Problem description -
Where the string "chart" occurs in the material below, report the whole line.
=== Dataset records ===
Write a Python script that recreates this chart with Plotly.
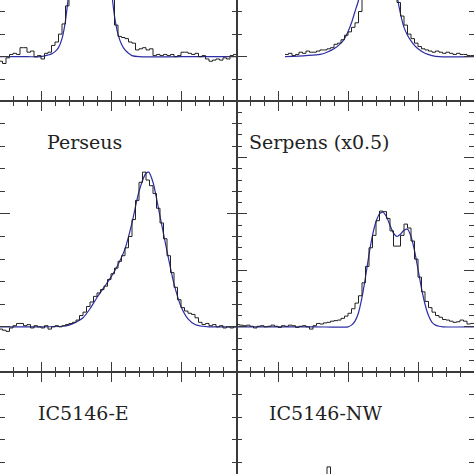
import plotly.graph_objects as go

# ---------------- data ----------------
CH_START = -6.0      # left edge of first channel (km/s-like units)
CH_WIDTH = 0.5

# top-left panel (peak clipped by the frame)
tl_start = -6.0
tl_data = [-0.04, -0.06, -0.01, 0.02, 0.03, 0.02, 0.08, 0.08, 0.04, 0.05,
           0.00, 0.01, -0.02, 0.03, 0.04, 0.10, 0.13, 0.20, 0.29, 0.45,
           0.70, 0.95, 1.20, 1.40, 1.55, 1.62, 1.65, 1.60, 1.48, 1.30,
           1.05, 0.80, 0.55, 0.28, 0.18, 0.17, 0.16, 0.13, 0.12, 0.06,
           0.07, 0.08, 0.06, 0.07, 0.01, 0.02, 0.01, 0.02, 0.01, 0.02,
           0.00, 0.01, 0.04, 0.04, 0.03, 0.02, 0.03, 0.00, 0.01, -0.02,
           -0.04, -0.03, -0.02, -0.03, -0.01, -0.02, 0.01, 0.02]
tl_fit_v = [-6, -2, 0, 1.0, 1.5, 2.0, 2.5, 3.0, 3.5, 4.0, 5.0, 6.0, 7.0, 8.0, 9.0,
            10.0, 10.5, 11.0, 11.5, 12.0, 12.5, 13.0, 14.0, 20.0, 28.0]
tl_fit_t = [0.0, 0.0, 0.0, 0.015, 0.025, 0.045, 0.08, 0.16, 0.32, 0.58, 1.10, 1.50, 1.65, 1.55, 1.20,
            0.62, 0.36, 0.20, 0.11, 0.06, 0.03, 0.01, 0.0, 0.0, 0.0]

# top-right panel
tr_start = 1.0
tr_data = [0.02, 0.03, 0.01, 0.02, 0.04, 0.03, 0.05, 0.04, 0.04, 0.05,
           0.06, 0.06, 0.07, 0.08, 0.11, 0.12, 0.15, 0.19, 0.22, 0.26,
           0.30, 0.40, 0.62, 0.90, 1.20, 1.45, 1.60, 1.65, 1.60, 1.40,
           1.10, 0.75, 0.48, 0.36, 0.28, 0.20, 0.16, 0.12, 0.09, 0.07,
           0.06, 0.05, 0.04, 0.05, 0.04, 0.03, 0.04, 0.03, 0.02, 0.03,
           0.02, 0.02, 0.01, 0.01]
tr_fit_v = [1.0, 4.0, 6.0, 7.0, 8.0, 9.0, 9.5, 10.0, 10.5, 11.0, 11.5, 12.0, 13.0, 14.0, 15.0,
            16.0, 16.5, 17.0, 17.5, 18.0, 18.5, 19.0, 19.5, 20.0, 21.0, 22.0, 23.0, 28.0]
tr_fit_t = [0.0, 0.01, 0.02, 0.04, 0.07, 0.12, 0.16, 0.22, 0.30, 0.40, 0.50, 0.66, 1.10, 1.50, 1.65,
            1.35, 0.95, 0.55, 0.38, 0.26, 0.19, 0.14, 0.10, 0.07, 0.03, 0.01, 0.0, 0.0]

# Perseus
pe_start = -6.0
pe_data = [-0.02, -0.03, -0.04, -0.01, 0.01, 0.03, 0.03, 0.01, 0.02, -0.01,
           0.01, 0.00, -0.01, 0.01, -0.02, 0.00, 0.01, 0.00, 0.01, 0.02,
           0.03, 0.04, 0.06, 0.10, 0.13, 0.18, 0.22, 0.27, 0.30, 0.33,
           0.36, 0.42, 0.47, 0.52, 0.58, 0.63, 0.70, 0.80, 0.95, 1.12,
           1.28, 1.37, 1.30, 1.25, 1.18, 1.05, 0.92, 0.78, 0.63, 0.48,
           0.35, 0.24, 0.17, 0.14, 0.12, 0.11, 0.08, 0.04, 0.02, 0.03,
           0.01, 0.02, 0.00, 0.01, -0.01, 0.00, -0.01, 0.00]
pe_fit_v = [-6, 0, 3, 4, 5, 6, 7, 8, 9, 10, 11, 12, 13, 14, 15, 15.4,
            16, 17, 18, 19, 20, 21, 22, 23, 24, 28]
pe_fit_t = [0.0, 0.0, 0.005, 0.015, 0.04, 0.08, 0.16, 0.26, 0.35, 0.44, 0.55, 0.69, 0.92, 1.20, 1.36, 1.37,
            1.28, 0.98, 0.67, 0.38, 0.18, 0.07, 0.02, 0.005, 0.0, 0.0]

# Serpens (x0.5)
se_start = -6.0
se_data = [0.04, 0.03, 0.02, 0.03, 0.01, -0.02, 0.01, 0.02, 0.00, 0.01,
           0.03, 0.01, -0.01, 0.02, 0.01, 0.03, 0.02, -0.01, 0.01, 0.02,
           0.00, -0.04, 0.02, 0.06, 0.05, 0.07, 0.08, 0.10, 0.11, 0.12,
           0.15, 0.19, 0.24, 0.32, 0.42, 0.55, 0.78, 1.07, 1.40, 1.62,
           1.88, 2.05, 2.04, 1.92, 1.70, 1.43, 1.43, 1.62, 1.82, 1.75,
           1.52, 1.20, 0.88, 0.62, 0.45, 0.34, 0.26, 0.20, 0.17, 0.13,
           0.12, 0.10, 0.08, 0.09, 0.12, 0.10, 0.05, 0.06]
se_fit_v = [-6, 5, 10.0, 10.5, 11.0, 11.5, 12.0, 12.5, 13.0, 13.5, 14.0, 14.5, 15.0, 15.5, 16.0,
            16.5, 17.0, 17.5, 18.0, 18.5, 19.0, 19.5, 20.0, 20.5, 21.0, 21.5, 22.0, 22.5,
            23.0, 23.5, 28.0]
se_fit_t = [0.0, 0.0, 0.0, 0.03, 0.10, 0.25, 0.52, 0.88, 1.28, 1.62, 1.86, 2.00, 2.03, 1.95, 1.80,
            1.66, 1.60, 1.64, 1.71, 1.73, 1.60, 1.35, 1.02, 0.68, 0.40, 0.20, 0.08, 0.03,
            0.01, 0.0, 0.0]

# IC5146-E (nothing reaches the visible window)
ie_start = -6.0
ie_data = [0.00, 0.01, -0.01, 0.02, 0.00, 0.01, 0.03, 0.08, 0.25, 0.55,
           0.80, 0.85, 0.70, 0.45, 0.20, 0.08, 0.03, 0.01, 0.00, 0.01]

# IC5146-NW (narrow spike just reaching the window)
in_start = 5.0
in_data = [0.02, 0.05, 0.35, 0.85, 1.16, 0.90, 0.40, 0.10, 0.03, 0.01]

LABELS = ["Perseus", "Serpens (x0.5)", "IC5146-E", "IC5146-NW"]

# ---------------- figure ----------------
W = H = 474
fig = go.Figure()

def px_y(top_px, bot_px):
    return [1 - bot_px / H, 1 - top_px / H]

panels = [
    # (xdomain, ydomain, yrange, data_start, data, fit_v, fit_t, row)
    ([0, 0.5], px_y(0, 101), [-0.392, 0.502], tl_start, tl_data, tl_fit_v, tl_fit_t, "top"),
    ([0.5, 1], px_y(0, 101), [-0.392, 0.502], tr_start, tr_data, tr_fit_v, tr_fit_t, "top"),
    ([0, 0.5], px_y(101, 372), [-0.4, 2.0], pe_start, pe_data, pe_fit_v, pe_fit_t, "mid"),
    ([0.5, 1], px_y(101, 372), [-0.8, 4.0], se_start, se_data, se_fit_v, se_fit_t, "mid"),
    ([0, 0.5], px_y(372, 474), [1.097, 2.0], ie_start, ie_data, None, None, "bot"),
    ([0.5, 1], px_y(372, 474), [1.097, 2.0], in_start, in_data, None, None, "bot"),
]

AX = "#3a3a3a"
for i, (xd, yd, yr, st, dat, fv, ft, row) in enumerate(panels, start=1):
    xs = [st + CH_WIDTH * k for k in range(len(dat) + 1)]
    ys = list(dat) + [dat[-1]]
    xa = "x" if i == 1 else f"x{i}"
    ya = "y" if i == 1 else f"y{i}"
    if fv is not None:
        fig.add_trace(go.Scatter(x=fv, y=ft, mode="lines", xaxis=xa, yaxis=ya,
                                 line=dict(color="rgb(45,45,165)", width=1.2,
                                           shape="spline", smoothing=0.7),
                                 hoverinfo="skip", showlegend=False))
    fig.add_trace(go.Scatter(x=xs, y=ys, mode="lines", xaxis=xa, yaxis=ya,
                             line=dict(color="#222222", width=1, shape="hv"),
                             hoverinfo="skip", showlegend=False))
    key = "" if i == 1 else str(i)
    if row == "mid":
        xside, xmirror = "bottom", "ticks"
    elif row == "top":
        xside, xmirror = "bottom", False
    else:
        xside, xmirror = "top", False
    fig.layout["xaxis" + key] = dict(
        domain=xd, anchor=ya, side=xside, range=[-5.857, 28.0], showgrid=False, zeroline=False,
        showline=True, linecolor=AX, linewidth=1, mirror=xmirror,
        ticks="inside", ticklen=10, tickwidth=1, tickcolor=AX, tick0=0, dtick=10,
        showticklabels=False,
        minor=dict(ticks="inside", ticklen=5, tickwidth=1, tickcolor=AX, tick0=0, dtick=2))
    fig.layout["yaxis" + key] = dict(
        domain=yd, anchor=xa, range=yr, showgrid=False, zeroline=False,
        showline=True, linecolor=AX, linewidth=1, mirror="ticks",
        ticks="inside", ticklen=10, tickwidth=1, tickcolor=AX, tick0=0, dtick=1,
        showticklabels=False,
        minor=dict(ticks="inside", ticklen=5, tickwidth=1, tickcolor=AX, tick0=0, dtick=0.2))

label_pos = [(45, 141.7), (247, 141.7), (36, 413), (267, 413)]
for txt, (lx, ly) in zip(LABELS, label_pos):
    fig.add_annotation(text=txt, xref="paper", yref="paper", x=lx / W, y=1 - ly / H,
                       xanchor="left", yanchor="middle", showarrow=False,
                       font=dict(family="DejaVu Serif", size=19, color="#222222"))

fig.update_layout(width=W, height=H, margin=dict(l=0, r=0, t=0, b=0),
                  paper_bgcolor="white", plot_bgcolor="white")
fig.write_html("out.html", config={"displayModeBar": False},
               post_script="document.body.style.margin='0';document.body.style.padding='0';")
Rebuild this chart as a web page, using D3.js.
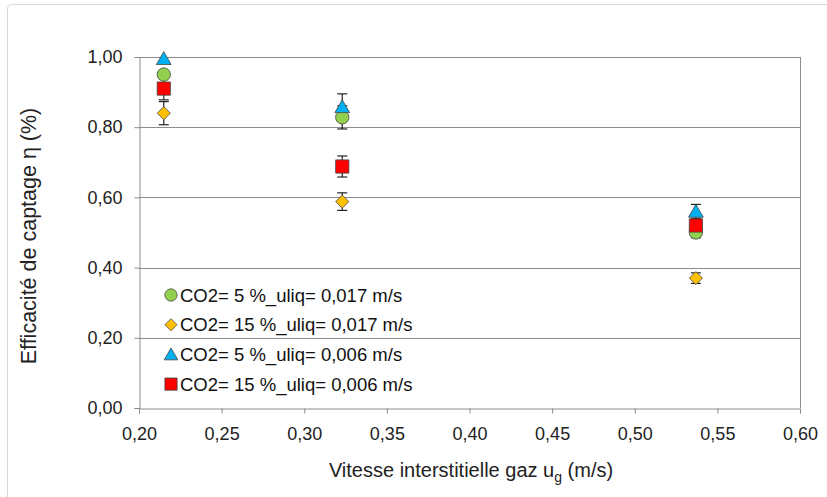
===
Solution to this problem -
Write a Python script that recreates this chart with Plotly.
Rebuild this chart as a web page, using D3.js.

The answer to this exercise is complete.